Some drink chia seeds, others drink soda. Some take ten-minute naps in the vans beside the track; others see Proffman on the side for a hip realignment. Some listen to iPods, some chat with the support group. 
They are all brutally honest with themselves. They know when to take breaks and when to persevere, what pains can be dealt with and what pains need immediate attention.  They know they have to run at least sixty miles a day and they do whatever it takes to get there; Austrian runner Surasa Maier couldn’t even sleep for the first few days of the race, she was so hyped up with adrenaline.
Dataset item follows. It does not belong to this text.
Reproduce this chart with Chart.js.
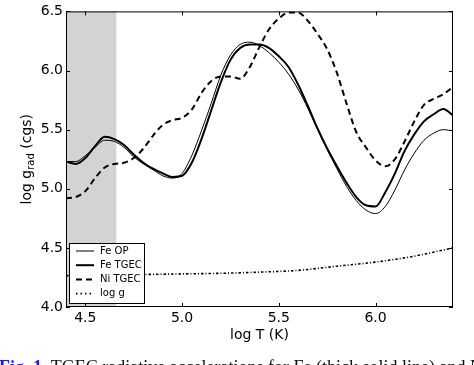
<!DOCTYPE html>
<html>
<head>
<meta charset="utf-8">
<script src="https://cdn.jsdelivr.net/npm/chart.js@4.4.1/dist/chart.umd.min.js"></script>
<style>
  html, body { margin: 0; padding: 0; background: #fff; overflow: hidden; }
  #wrap { position: relative; width: 474px; height: 365px; overflow: hidden; }
  #grafico { position: absolute; left: 0; top: 0; }
  #legenda {
    position: absolute; left: -1px; top: 357px; white-space: nowrap;
    font-family: "Liberation Serif", serif; font-size: 18px; color: #111;
  }
  #legenda b { color: #1a1aff; }
</style>
</head>
<body>
<div id="wrap">
  <canvas id="grafico" width="474" height="365"></canvas>
  <div id="legenda"><b>Fig. 1.</b> TGEC radiative accelerations for Fe (thick solid line) and Ni</div>
</div>
<script>
// valores
const logT = [4.40, 4.45, 4.50, 4.55, 4.60, 4.65, 4.70, 4.75, 4.80, 4.85, 4.90, 4.95,
  5.00, 5.05, 5.10, 5.15, 5.20, 5.25, 5.30, 5.35, 5.40, 5.45, 5.50, 5.55, 5.60, 5.65,
  5.70, 5.75, 5.80, 5.85, 5.90, 5.95, 6.00, 6.05, 6.10, 6.15, 6.20, 6.25, 6.30, 6.35, 6.40];

const feOP = [5.23, 5.23, 5.28, 5.35, 5.41, 5.40, 5.35, 5.27, 5.21, 5.16, 5.11, 5.09,
  5.13, 5.28, 5.49, 5.72, 5.96, 6.13, 6.22, 6.24, 6.21, 6.15, 6.07, 5.97, 5.84, 5.68,
  5.50, 5.33, 5.17, 5.02, 4.90, 4.82, 4.79, 4.85, 4.99, 5.16, 5.30, 5.41, 5.47, 5.50, 5.49];

const feTGEC = [5.23, 5.21, 5.26, 5.36, 5.44, 5.42, 5.37, 5.29, 5.22, 5.17, 5.13, 5.10,
  5.11, 5.22, 5.42, 5.66, 5.90, 6.09, 6.19, 6.22, 6.22, 6.19, 6.12, 6.03, 5.88, 5.70,
  5.51, 5.34, 5.19, 5.05, 4.93, 4.86, 4.85, 4.97, 5.13, 5.32, 5.46, 5.57, 5.63, 5.675, 5.62];

const niTGEC = [4.92, 4.93, 4.98, 5.09, 5.18, 5.21, 5.22, 5.26, 5.34, 5.45, 5.54, 5.58,
  5.60, 5.67, 5.81, 5.91, 5.95, 5.95, 5.93, 6.03, 6.20, 6.35, 6.44, 6.49, 6.49, 6.42,
  6.31, 6.18, 5.98, 5.72, 5.48, 5.35, 5.24, 5.19, 5.25, 5.40, 5.57, 5.71, 5.76, 5.80, 5.86];

const logTg = [4.40, 4.60, 4.80, 5.00, 5.20, 5.40, 5.60, 5.80, 6.00, 6.20, 6.40];
const logg = [4.265, 4.27, 4.275, 4.28, 4.285, 4.295, 4.31, 4.345, 4.38, 4.43, 4.50];

const faixa = [4.40, 4.66];
const xTicks = [4.5, 5.0, 5.5, 6.0];
const yTicks = [4.0, 4.5, 5.0, 5.5, 6.0, 6.5];
const nomes = ['Fe OP', 'Fe TGEC', 'Ni TGEC', 'log g'];

const pontos = (xs, ys) => xs.map((x, i) => ({ x: x, y: ys[i] }));

const estilos = [
  { borderWidth: 1, borderDash: [] },
  { borderWidth: 2, borderDash: [] },
  { borderWidth: 2, borderDash: [6, 4] },
  { borderWidth: 1.6, borderDash: [2.5, 2, 1, 2] }
];
const dashLegenda = [[], [], [6, 4], [1.5, 3]];

const dados = [pontos(logT, feOP), pontos(logT, feTGEC), pontos(logT, niTGEC), pontos(logTg, logg)];

const pluginFigura = {
  id: 'figura',
  beforeDatasetsDraw(chart) {
    const { ctx, chartArea: a, scales } = chart;
    const x0 = scales.x.getPixelForValue(faixa[0]);
    const x1 = scales.x.getPixelForValue(faixa[1]);
    ctx.save();
    ctx.fillStyle = '#d3d3d3';
    ctx.fillRect(x0, a.top, x1 - x0, a.bottom - a.top);
    ctx.restore();
  },
  afterDatasetsDraw(chart) {
    const { ctx, chartArea: a, scales } = chart;
    ctx.save();
    // moldura e marcas para dentro
    ctx.strokeStyle = '#000';
    ctx.lineWidth = 1;
    ctx.strokeRect(a.left + 0.5, a.top + 0.5, a.right - a.left - 1, a.bottom - a.top - 1);
    ctx.beginPath();
    xTicks.forEach(v => {
      const px = Math.round(scales.x.getPixelForValue(v)) + 0.5;
      ctx.moveTo(px, a.bottom); ctx.lineTo(px, a.bottom - 4);
      ctx.moveTo(px, a.top); ctx.lineTo(px, a.top + 4);
    });
    yTicks.forEach(v => {
      const py = Math.round(scales.y.getPixelForValue(v)) + 0.5;
      ctx.moveTo(a.left, py); ctx.lineTo(a.left + 4, py);
      ctx.moveTo(a.right, py); ctx.lineTo(a.right - 4, py);
    });
    ctx.stroke();

    // legenda dentro do gráfico
    const lx = 69, ly = 243, lw = 75, lh = 60;
    ctx.fillStyle = '#fff';
    ctx.fillRect(lx, ly, lw, lh);
    ctx.strokeRect(lx + 0.5, ly + 0.5, lw, lh);
    ctx.font = '10px "DejaVu Sans"';
    ctx.textBaseline = 'middle';
    nomes.forEach((n, i) => {
      const y = ly + 8 + i * 14.2;
      ctx.lineWidth = estilos[i].borderWidth;
      ctx.setLineDash(dashLegenda[i]);
      ctx.beginPath();
      ctx.moveTo(lx + 7, y); ctx.lineTo(lx + 25, y);
      ctx.stroke();
      ctx.setLineDash([]);
      ctx.fillStyle = '#000';
      ctx.fillText(n, lx + 31, y);
    });

    // título do eixo y com subscrito
    ctx.translate(27, (a.top + a.bottom) / 2);
    ctx.rotate(-Math.PI / 2);
    ctx.textBaseline = 'middle';
    const p1 = 'log g', p2 = 'rad', p3 = ' (cgs)';
    ctx.font = '14px "DejaVu Sans"';
    const w1 = ctx.measureText(p1).width, w3 = ctx.measureText(p3).width;
    ctx.font = '10px "DejaVu Sans"';
    const w2 = ctx.measureText(p2).width;
    let x = -(w1 + w2 + w3) / 2;
    ctx.font = '14px "DejaVu Sans"';
    ctx.fillText(p1, x, 0); x += w1;
    ctx.font = '10px "DejaVu Sans"';
    ctx.fillText(p2, x, 4); x += w2;
    ctx.font = '14px "DejaVu Sans"';
    ctx.fillText(p3, x, 0);
    ctx.restore();
  }
};

const grafico = new Chart(document.getElementById('grafico').getContext('2d'), {
  type: 'scatter',
  data: {
    datasets: dados.map((d, i) => ({
      label: nomes[i],
      data: d,
      showLine: true,
      borderColor: '#000',
      borderWidth: estilos[i].borderWidth,
      borderDash: estilos[i].borderDash,
      pointRadius: 0,
      cubicInterpolationMode: 'monotone',
      fill: false
    }))
  },
  options: {
    responsive: false,
    animation: false,
    layout: { padding: { top: 7, right: 21, left: 0, bottom: 19 } },
    plugins: { legend: { display: false }, tooltip: { enabled: false } },
    scales: {
      x: {
        type: 'linear', min: 4.4, max: 6.4,
        afterBuildTicks: s => { s.ticks = xTicks.map(v => ({ value: v })); },
        afterFit: s => { s.height = 39; },
        grid: { display: false, drawTicks: false },
        border: { display: false },
        ticks: { color: '#000', font: { family: 'DejaVu Sans', size: 14 }, padding: 3,
                 callback: v => v.toFixed(1), maxRotation: 0 },
        title: { display: true, text: 'log T (K)', color: '#000',
                 font: { family: 'DejaVu Sans', size: 14 }, padding: { top: 0, bottom: 2 } }
      },
      y: {
        type: 'linear', min: 4.0, max: 6.5,
        afterBuildTicks: s => { s.ticks = yTicks.map(v => ({ value: v })); },
        afterFit: s => { s.width = 66; },
        grid: { display: false, drawTicks: false },
        border: { display: false },
        ticks: { color: '#000', font: { family: 'DejaVu Sans', size: 14 }, padding: 3,
                 callback: v => v.toFixed(1) }
      }
    }
  },
  plugins: [pluginFigura]
});
</script>
</body>
</html>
On day 11 she had already run 586 miles.  That's the meaning of self-transcendence.
“You’re looking for joy, basically,” said Dipali Cunningham, a member of the Sri Chinmoy Marathon Team and holder of the women’s world record in the six-day race with 513.75 miles, who comes to cheer on her friends. “You look at the board and think ‘wow,’” she laughed, gesturing to the sign recording the runners’ current mileage.
But you have to run from the heart, not the mind, Cunningham said. “If you become more childlike in your heart, you find these infinite capacities in there…[You’re] more positive, happier, more cheerful.”